FRAZIER: You have to wonder too what President Putin gets out of all this, this new linkage now, tying the work on the missile defense shield to reduction of nuclear stockpiles. There is a reduction already pretty heavily planned, they are going to cut it in half by five years from now.
BROWNSTEIN: Well, again, you know, we'll have to see exactly what they can and do not agree to on missile defense. What is clear is that the European allies and even Tony Blair, the prime minister of Britain, who has been the most conciliatory toward President Bush, have made clearly that they are really concerned about Bush moving forward unilaterally to abrogate the ABM treaty. They want whatever is done to be done with the approval of Russia.
So, there is a certain amount of leverage there for the Russian government in these negotiations, in that Bush has his own allies sort of leaning on him to be conciliatory toward their views.
Again, you know, it's one thing to start a negotiation. We will have to see if they can reach an agreement. But you know, it's worth remembering, this is the idea that President Bush laid out during the campaign. I mean, he did talk about both moving toward missile defense and in case of lack of negotiation, unilateral reductions in American nuclear arms. So, this is very much the vision that he laid out as a candidate.
FRAZIER: Still, though, it does make some European leaders queasy. I mean, they are very comfortable with this idea of deterrence, you know, the vulnerability to a reprisal strike deterring the first strike that has worked for 50 years.
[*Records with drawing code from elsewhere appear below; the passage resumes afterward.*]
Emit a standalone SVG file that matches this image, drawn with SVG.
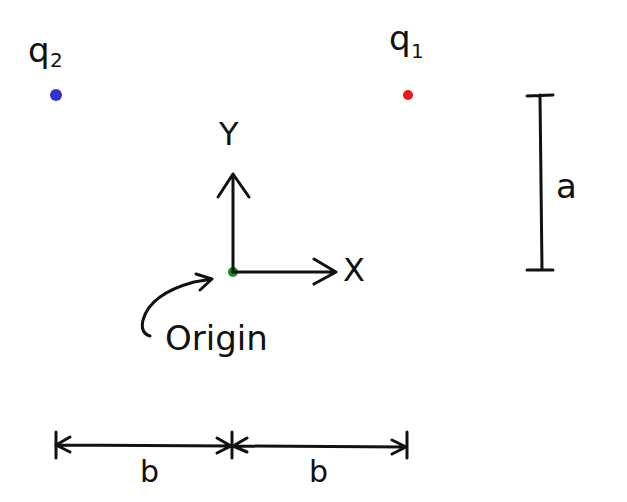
<svg xmlns="http://www.w3.org/2000/svg" width="627" height="502" viewBox="0 0 627 502">
<style>
.ln{stroke:#111;stroke-width:3;fill:none;stroke-linecap:round;stroke-linejoin:round}
.t{font-family:"DejaVu Sans","Liberation Sans",sans-serif;fill:#111}
</style>
<rect width="627" height="502" fill="#fff"/>
<g id="q2">
<circle cx="56" cy="95" r="6" fill="#3333cc"/>
<text class="t" x="28" y="62" font-size="34">q</text>
<text class="t" x="50" y="67" font-size="20">2</text>
</g>
<g id="q1">
<circle cx="408" cy="95" r="5" fill="#e61a1a"/>
<text class="t" x="389" y="50" font-size="34">q</text>
<text class="t" x="411" y="58" font-size="20">1</text>
</g>
<g id="origin">
<circle cx="233" cy="272" r="5" fill="#1a8a1a"/>
<text class="t" x="165" y="350" font-size="34">Origin</text>
</g>
<g id="Ylabel"><text class="t" x="219" y="145" font-size="32">Y</text></g>
<g id="Xlabel"><text class="t" x="343" y="281" font-size="32">X</text></g>
<g id="a-label"><text class="t" x="556" y="198" font-size="34">a</text></g>
<g id="b-labels">
<text class="t" x="140" y="482" font-size="30">b</text>
<text class="t" x="309" y="482" font-size="30">b</text>
</g>
<g id="connectors">
<path class="ln" d="M233 272 L233 174 M218 197 L233 174 L249 197"/>
<path class="ln" d="M233 272 L336 272 M314 259 L336 272 L314 284"/>
<path class="ln" d="M212 279 L194 282 Q150 294 143 320 Q140 333 150 336 M196 274 L212 279 L200 290"/>
<path class="ln" d="M540 95 L542 270 M527 96 L553 95 M527 270 L553 270"/>
<path class="ln" d="M56 432 L56 458 M232 432 L232 458 M407 432 L407 458"/>
<path class="ln" d="M56 445 L231 446 M70 437 L56 445 L70 452 M217 438 L231 446 L217 453"/>
<path class="ln" d="M233 446 L406 447 M247 438 L233 446 L247 452 M392 440 L406 447 L392 454"/>
</g>
</svg>
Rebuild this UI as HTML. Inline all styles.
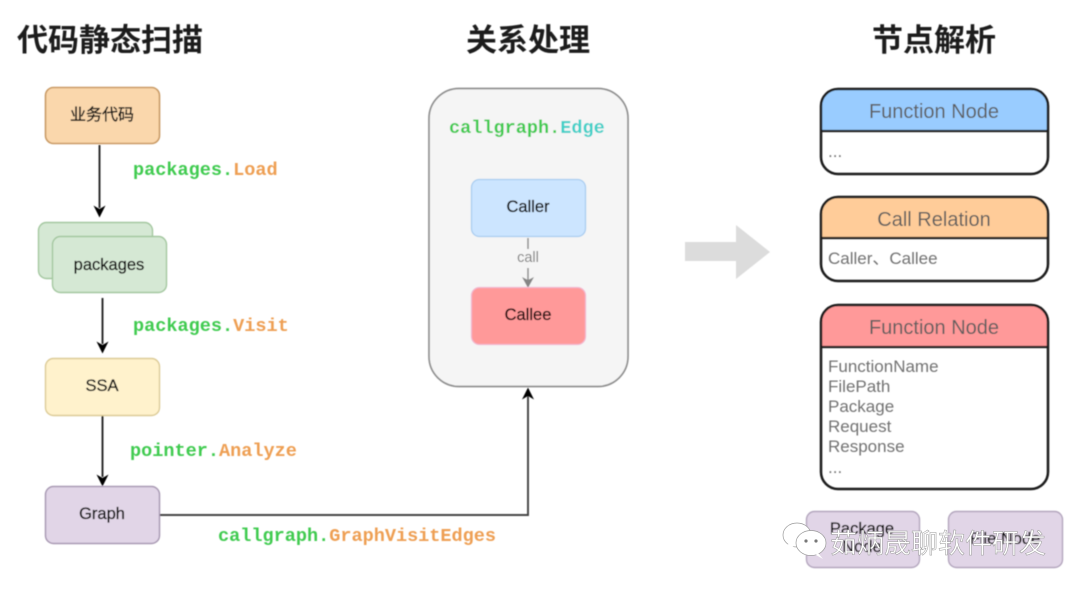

BROWNSTEIN: Well, not only that, but you know, when I watched the protests this weekend in Italy, it did make me wonder what would happen if Bush does go ahead at some point in the next year and unilaterally abrogate the ABM treaty. I mean, in the early '80s, when Presidents Carter and then Reagan wanted to introduce the Pershing II missiles into Germany, you had enormous street protests in Europe, really gave rise to the nuclear freeze movement.
And I wonder, given what we saw this weekend over the somewhat abstract issue of globalization, whether you would not, in fact, see intense protests that will put a lot of pressure on these European governments if the American administration decides to pull out of the ABM treaty at some point.
FRAZIER: Did you get the sense as I did, Ron, that all of these protests are linked to what we are talking about now, that whether it's talking about missile defense or global trade, that perhaps the people in the streets were objecting to this idea of a new world order, which is really dictated by American ideas?
BROWNSTEIN: Well, you know, there really is -- as best we can tell from all of this, really, you know, virtually every meeting now faces this level of protests. It's a wide range of disputes and a wide range of protesters, you know, from sort of pacifists and church groups to labor groups to more anarchical elements of the movement.
So, yeah, I mean, to some extent, there is a basic objection to the attempt to integrate the world economy into a lower barrier trading block that would allow -- and in fact, does allow -- Western companies and Western values to move across the globe, and of course, the answer of the G-8 leaders is, this is the way to improve living standards. Look at what has happened in Asia, look at what has happened elsewhere. This really is the only opportunity for the poorest of the poor, and by protesting against that, you are protesting against their opportunity to make gains in the future.
FRAZIER: Ron Brownstein, thanks for those insights tonight. We will watch and see what's happening in the coming days, because that includes a meeting of the president with Pope John Paul II at the pope's summer residence.